* WORK TO BE COMPLETED
Reproduce exactly, with no pictures, each line from the opening of the material down through the line containing "fig = plt.figure(figsize=(9.6, 7.16), dpi=100, facecolor=BG)".

* DATA EXTRACT
• • •
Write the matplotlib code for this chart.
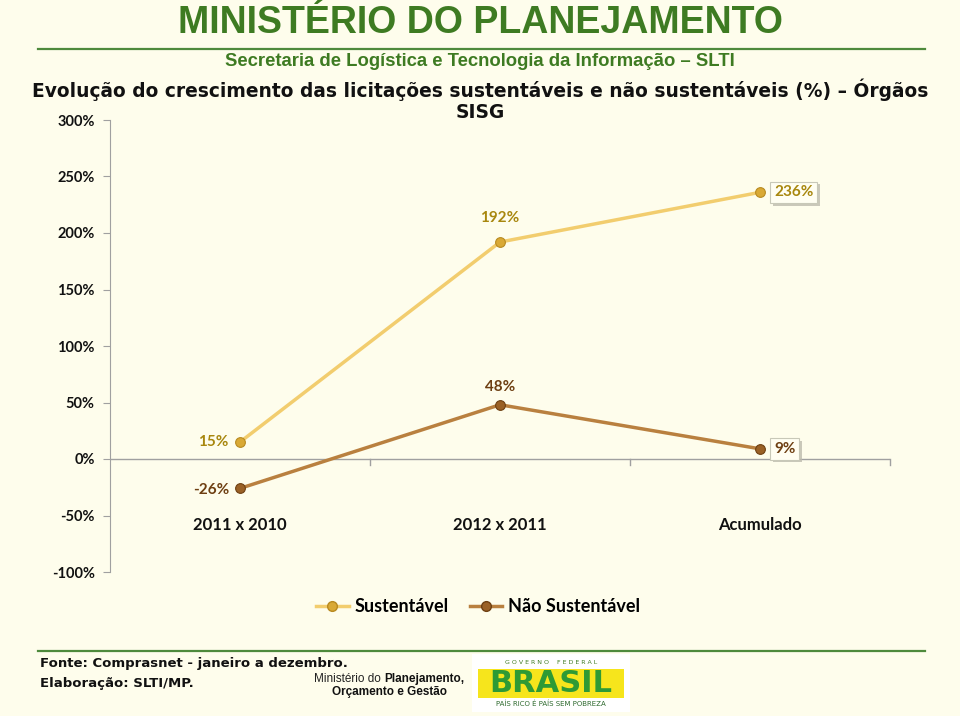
import matplotlib
matplotlib.use("Agg")
import matplotlib.pyplot as plt
from matplotlib.lines import Line2D
from matplotlib.patches import Rectangle
import matplotlib.patheffects as pe

categories = ["2011 x 2010", "2012 x 2011", "Acumulado"]
sustentavel = [15, 192, 236]
nao_sustentavel = [-26, 48, 9]
series_names = ["Sustentável", "Não Sustentável"]
yticks = [-100, -50, 0, 50, 100, 150, 200, 250, 300]

BG = "#FEFDEC"
GREEN = "#3E7B22"
C_S_LINE = "#F2CD6E"
C_S_MARK = "#D9A935"
C_S_TXT = "#A8870E"
C_N_LINE = "#B9803F"
C_N_MARK = "#9A6126"
C_N_TXT = "#6E3F12"
NARROW = ["Liberation Sans Narrow", "Liberation Sans"]

fig = plt.figure(figsize=(9.6, 7.16), dpi=100, facecolor=BG)

# Header
fig.text(0.5, 1 - 23 / 716, "MINISTÉRIO DO PLANEJAMENTO", ha="center", va="center",
         fontsize=27, color=GREEN, fontweight="bold", family=NARROW)
fig.add_artist(Line2D([38 / 960, 925 / 960], [1 - 49 / 716, 1 - 49 / 716],
                      color="#4E8A3C", lw=1.6))
fig.text(0.5, 1 - 62 / 716, "Secretaria de Logística e Tecnologia da Informação – SLTI",
         ha="center", va="center", fontsize=13.3, color=GREEN, fontweight="bold",
         family=NARROW)
fig.text(0.5, 1 - 90 / 716,
         "Evolução do crescimento das licitações sustentáveis e não sustentáveis (%) – Órgãos",
         ha="center", va="center", fontsize=13.4, fontweight="bold", color="#111111",
         family="DejaVu Sans")
fig.text(0.5, 1 - 113 / 716, "SISG", ha="center", va="center", fontsize=13.4,
         fontweight="bold", color="#111111", family="DejaVu Sans")

# Chart
ax = fig.add_axes([110 / 960, 1 - 572 / 716, 780 / 960, 452 / 716])
ax.set_facecolor(BG)
x = list(range(len(categories)))
ax.set_xlim(-0.5, len(categories) - 0.5)
ax.set_ylim(-100, 300)

ax.plot(x, sustentavel, color=C_S_LINE, lw=2.5, marker="o", ms=7,
        mfc=C_S_MARK, mec="#B88A20", mew=0.8, zorder=3)
ax.plot(x, nao_sustentavel, color=C_N_LINE, lw=2.5, marker="o", ms=7,
        mfc=C_N_MARK, mec="#6E4012", mew=0.8, zorder=3)

for sp in ["top", "right", "bottom"]:
    ax.spines[sp].set_visible(False)
ax.spines["left"].set_color("#A0A0A0")
ax.set_yticks(yticks)
ax.set_yticklabels([f"{v}%" for v in yticks], fontsize=10.5, fontweight="bold",
                   family="Lato", color="#111111")
ax.tick_params(axis="y", length=5, color="#A0A0A0", pad=6)
ax.set_xticks([])
ax.axhline(0, color="#A0A0A0", lw=1, zorder=1)
for b in [i + 0.5 for i in x]:
    ax.plot([b, b], [0, -5], color="#A0A0A0", lw=1, clip_on=False)

# Category labels
for xi, c in zip(x, categories):
    ax.text(xi, -58, c, ha="center", va="center", fontsize=12, fontweight="bold",
            family="Lato", color="#111111")

lab_kw = dict(fontsize=11, fontweight="bold", family="Lato")
box = dict(boxstyle="square,pad=0.25", fc="#FFFEF2", ec="#C8C8B8", lw=0.8)


def boxed(xv, yv, txt, color):
    t = ax.annotate(txt, (xv, yv), xytext=(10, 0), textcoords="offset points",
                    ha="left", va="center", color=color, bbox=box, **lab_kw)
    t.get_bbox_patch().set_path_effects(
        [pe.SimplePatchShadow(offset=(2, -2), shadow_rgbFace="#BDBBAE", alpha=0.8),
         pe.Normal()])


# Sustentável labels
ax.annotate(f"{sustentavel[0]}%", (x[0], sustentavel[0]), xytext=(-8, 0),
            textcoords="offset points", ha="right", va="center", color=C_S_TXT, **lab_kw)
ax.annotate(f"{sustentavel[1]}%", (x[1], sustentavel[1]), xytext=(0, 12),
            textcoords="offset points", ha="center", va="bottom", color=C_S_TXT, **lab_kw)
boxed(x[2], sustentavel[2], f"{sustentavel[2]}%", C_S_TXT)
# Não sustentável labels
ax.annotate(f"{nao_sustentavel[0]}%", (x[0], nao_sustentavel[0]), xytext=(-8, -1),
            textcoords="offset points", ha="right", va="center", color=C_N_TXT, **lab_kw)
ax.annotate(f"{nao_sustentavel[1]}%", (x[1], nao_sustentavel[1]), xytext=(0, 8),
            textcoords="offset points", ha="center", va="bottom", color=C_N_TXT, **lab_kw)
boxed(x[2], nao_sustentavel[2], f"{nao_sustentavel[2]}%", C_N_TXT)

# Legend
handles = [
    Line2D([], [], color=C_S_LINE, lw=2.5, marker="o", ms=7, mfc=C_S_MARK, mec="#B88A20"),
    Line2D([], [], color=C_N_LINE, lw=2.5, marker="o", ms=7, mfc=C_N_MARK, mec="#6E4012"),
]
fig.legend(handles, series_names, loc="center", bbox_to_anchor=(478 / 960, 1 - 607 / 716),
           ncol=2, frameon=False, handlelength=1.8, handletextpad=0.3, columnspacing=1.2,
           prop={"family": "Lato", "weight": "bold", "size": 13})

# Footer
fig.add_artist(Line2D([38 / 960, 925 / 960], [1 - 651 / 716, 1 - 651 / 716],
                      color="#4E8A3C", lw=1.6))
fig.text(40 / 960, 1 - 663 / 716, "Fonte: Comprasnet - janeiro a dezembro.",
         ha="left", va="center", fontsize=9.5, fontweight="bold", family="DejaVu Sans",
         color="#111111")
fig.text(40 / 960, 1 - 683 / 716, "Elaboração: SLTI/MP.",
         ha="left", va="center", fontsize=9.5, fontweight="bold", family="DejaVu Sans",
         color="#111111")
fig.text(381 / 960, 1 - 679 / 716, "Ministério do", ha="right", va="center",
         fontsize=8.5, family=NARROW, color="#222222")
fig.text(384 / 960, 1 - 679 / 716, "Planejamento,", ha="left", va="center",
         fontsize=8.5, fontweight="bold", family=NARROW, color="#111111")
fig.text(390 / 960, 1 - 692 / 716, "Orçamento e Gestão", ha="center", va="center",
         fontsize=8.5, fontweight="bold", family=NARROW, color="#111111")

# Government logo (text based)
fig.add_artist(Rectangle((472 / 960, 1 - 712 / 716), 158 / 960, 58 / 716,
                         transform=fig.transFigure, fc="white", ec="none"))
fig.text(551 / 960, 1 - 663 / 716, "G O V E R N O    F E D E R A L", ha="center",
         va="center", fontsize=4.5, color="#3E7B22", family="DejaVu Sans")
fig.add_artist(Rectangle((478 / 960, 1 - 698 / 716), 146 / 960, 29 / 716,
                         transform=fig.transFigure, fc="#F6E51C", ec="none"))
fig.text(551 / 960, 1 - 684 / 716, "BRASIL", ha="center", va="center", fontsize=22,
         fontweight="bold", color="#2E9A35", family="DejaVu Sans")
fig.text(551 / 960, 1 - 704 / 716, "PAÍS RICO É PAÍS SEM POBREZA", ha="center",
         va="center", fontsize=5, color="#2E6A2E", family="DejaVu Sans")

fig.savefig("out.png", dpi=100, facecolor=BG)
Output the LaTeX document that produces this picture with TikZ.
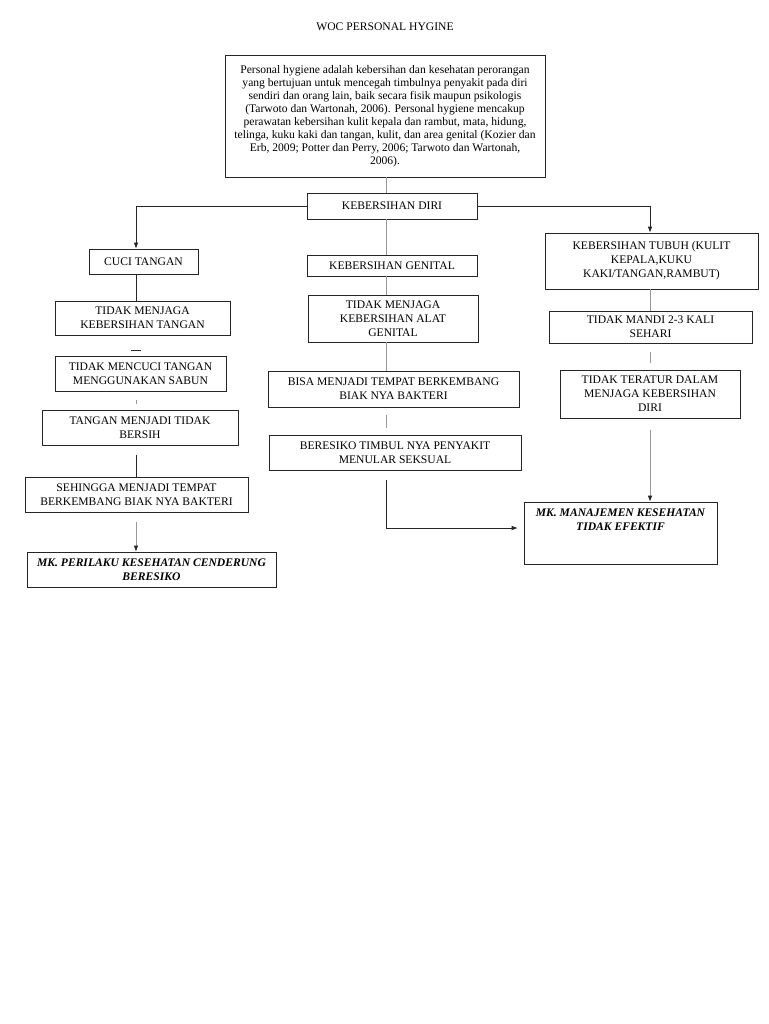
\documentclass[tikz,border=0pt]{standalone}
\usepackage{fontspec}
\setmainfont{Liberation Serif}
\usepackage{tikz}
\usetikzlibrary{positioning,arrows.meta}

\newcommand{\wocfont}{\fontsize{8.7}{10.5}\selectfont}

\tikzset{
    box/.style={draw=black!85, line width=0.6pt, align=center, inner sep=0pt, font=\wocfont},
    mkbox/.style={box, font=\wocfont\bfseries\itshape},
    link/.style={draw=black!85, line width=0.6pt},
    glink/.style={draw=black!40, line width=0.6pt},
    arr/.style={-{Latex[length=4.5pt,width=3.5pt,color=black!85]}}
}

\begin{document}
\begin{tikzpicture}[x=0.75pt,y=0.75pt,yscale=-1,xscale=1]
            \useasboundingbox (0,0) rectangle (768,1024);
            % column lines
            \coordinate (lcol) at (136,0);
            \coordinate (mcol) at (386,0);
            \coordinate (rcol) at (650,0);
            % Title
            \node [font=\wocfont] (title) at (385,27) {WOC PERSONAL HYGINE};
            % definition box
            \node [box, minimum width=240pt, minimum height=91.5pt, font=\fontsize{8.7}{9.8}\selectfont] (def) at (385,116) {Personal hygiene adalah kebersihan dan kesehatan perorangan\\
                yang bertujuan untuk mencegah timbulnya penyakit pada diri\\
                sendiri dan orang lain, baik secara fisik maupun psikologis\\
                (Tarwoto dan Wartonah, 2006). Personal hygiene mencakup\\
                perawatan kebersihan kulit kepala dan rambut, mata, hidung,\\
                telinga, kuku kaki dan tangan, kulit, dan area genital (Kozier dan\\
                Erb, 2009; Potter dan Perry, 2006; Tarwoto dan Wartonah,\\
                2006).};
            \node [box, minimum width=127.5pt, minimum height=19.5pt] (kd) at (392,206) {KEBERSIHAN DIRI};
            % left column
            \node [box, minimum width=81.75pt, minimum height=18.75pt] (cuci) at (143.5,261.5) {CUCI TANGAN};
            \node [box, minimum width=131.25pt, minimum height=25.5pt] (tmt) at (142.5,318) {TIDAK MENJAGA\\ KEBERSIHAN TANGAN};
            \node [box, minimum width=128.25pt, minimum height=26.25pt] (tmc) at (140.5,373.5) {TIDAK MENCUCI TANGAN\\ MENGGUNAKAN SABUN};
            \node [box, minimum width=147pt, minimum height=26.25pt] (tmb) at (140,427.5) {TANGAN MENJADI TIDAK\\ BERSIH};
            \node [box, minimum width=167.25pt, minimum height=26.25pt] (seh) at (136.5,494.5) {SEHINGGA MENJADI TEMPAT\\ BERKEMBANG BIAK NYA BAKTERI};
            \node [mkbox, minimum width=186.75pt, minimum height=26.25pt] (mkp) at (151.5,569.5) {MK. PERILAKU KESEHATAN CENDERUNG\\ BERESIKO};
            % middle column
            \node [box, minimum width=127.5pt, minimum height=15.75pt] (kg) at (392,265.5) {KEBERSIHAN GENITAL};
            \node [box, minimum width=127.5pt, minimum height=35.25pt] (tmg) at (393,318.5) {TIDAK MENJAGA\\ KEBERSIHAN ALAT\\ GENITAL};
            \node [box, minimum width=188.25pt, minimum height=27pt] (bisa) at (393.5,389) {BISA MENJADI TEMPAT BERKEMBANG\\ BIAK NYA BAKTERI};
            \node [box, minimum width=189pt, minimum height=26.25pt] (ber) at (395,452.5) {BERESIKO TIMBUL NYA PENYAKIT\\ MENULAR SEKSUAL};
            % right column
            \node [box, minimum width=159.75pt, minimum height=42pt] (kt) at (651.5,261) {KEBERSIHAN TUBUH (KULIT\\ KEPALA,KUKU\\ KAKI/TANGAN,RAMBUT)};
            \node [box, minimum width=152.25pt, minimum height=24pt] (tmd) at (650.5,327) {TIDAK MANDI 2-3 KALI\\ SEHARI};
            \node [box, minimum width=135pt, minimum height=36pt] (tt) at (650,394) {TIDAK TERATUR DALAM\\ MENJAGA KEBERSIHAN\\ DIRI};
            \node [box, minimum width=144.75pt, minimum height=46.5pt,
                label={[mkbox, draw=none, anchor=north, yshift=-5pt]north:{MK. MANAJEMEN KESEHATAN\\ TIDAK EFEKTIF}}] (mkm) at (620.5,533) {};
            % connectors from the top
            \draw [glink] (mcol |- def.south) -- (mcol |- kd.north);
            \draw [link, arr] (kd.west) -| (lcol |- cuci.north);
            \draw [link, arr] (kd.east) -| (rcol |- kt.north);
            % left chain
            \draw [link] (lcol |- cuci.south) -- (lcol |- tmt.north);
            \draw [link] (lcol |- tmt.south) ++(-5,15) -- ++(10,0);
            \draw [glink] (lcol |- tmc.south) ++(0,9) -- ++(0,4);
            \draw [link, shorten <=7.5pt] (lcol |- tmb.south) -- (lcol |- seh.north);
            \draw [glink, arr, shorten <=7.5pt] (lcol |- seh.south) -- (lcol |- mkp.north);
            % middle chain
            \draw [glink] (mcol |- kd.south) -- (mcol |- kg.north);
            \draw [glink] (mcol |- kg.south) -- (mcol |- tmg.north);
            \draw [glink] (mcol |- tmg.south) -- (mcol |- bisa.north);
            \draw [glink, shorten <=6pt, shorten >=5.25pt] (mcol |- bisa.south) -- (mcol |- ber.north);
            \draw [link, arr, shorten <=7.5pt, shorten >=4.5pt] (mcol |- ber.south) |- ([yshift=-3.75pt]mkm.west);
            % right chain
            \draw [glink] (rcol |- kt.south) -- (rcol |- tmd.north);
            \draw [glink, shorten <=6.75pt, shorten >=5.25pt] (rcol |- tmd.south) -- (rcol |- tt.north);
            \draw [glink, arr, shorten <=9pt] (rcol |- tt.south) -- (rcol |- mkm.north);
        \end{tikzpicture}
\end{document}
• • •
* FINISHED TASK
Write the matplotlib code for this chart.
import matplotlib
matplotlib.use("Agg")
import matplotlib.pyplot as plt
from matplotlib.lines import Line2D
from matplotlib.patches import Rectangle
import matplotlib.patheffects as pe

categories = ["2011 x 2010", "2012 x 2011", "Acumulado"]
sustentavel = [15, 192, 236]
nao_sustentavel = [-26, 48, 9]
series_names = ["Sustentável", "Não Sustentável"]
yticks = [-100, -50, 0, 50, 100, 150, 200, 250, 300]

BG = "#FEFDEC"
GREEN = "#3E7B22"
C_S_LINE = "#F2CD6E"
C_S_MARK = "#D9A935"
C_S_TXT = "#A8870E"
C_N_LINE = "#B9803F"
C_N_MARK = "#9A6126"
C_N_TXT = "#6E3F12"
NARROW = ["Liberation Sans Narrow", "Liberation Sans"]

fig = plt.figure(figsize=(9.6, 7.16), dpi=100, facecolor=BG)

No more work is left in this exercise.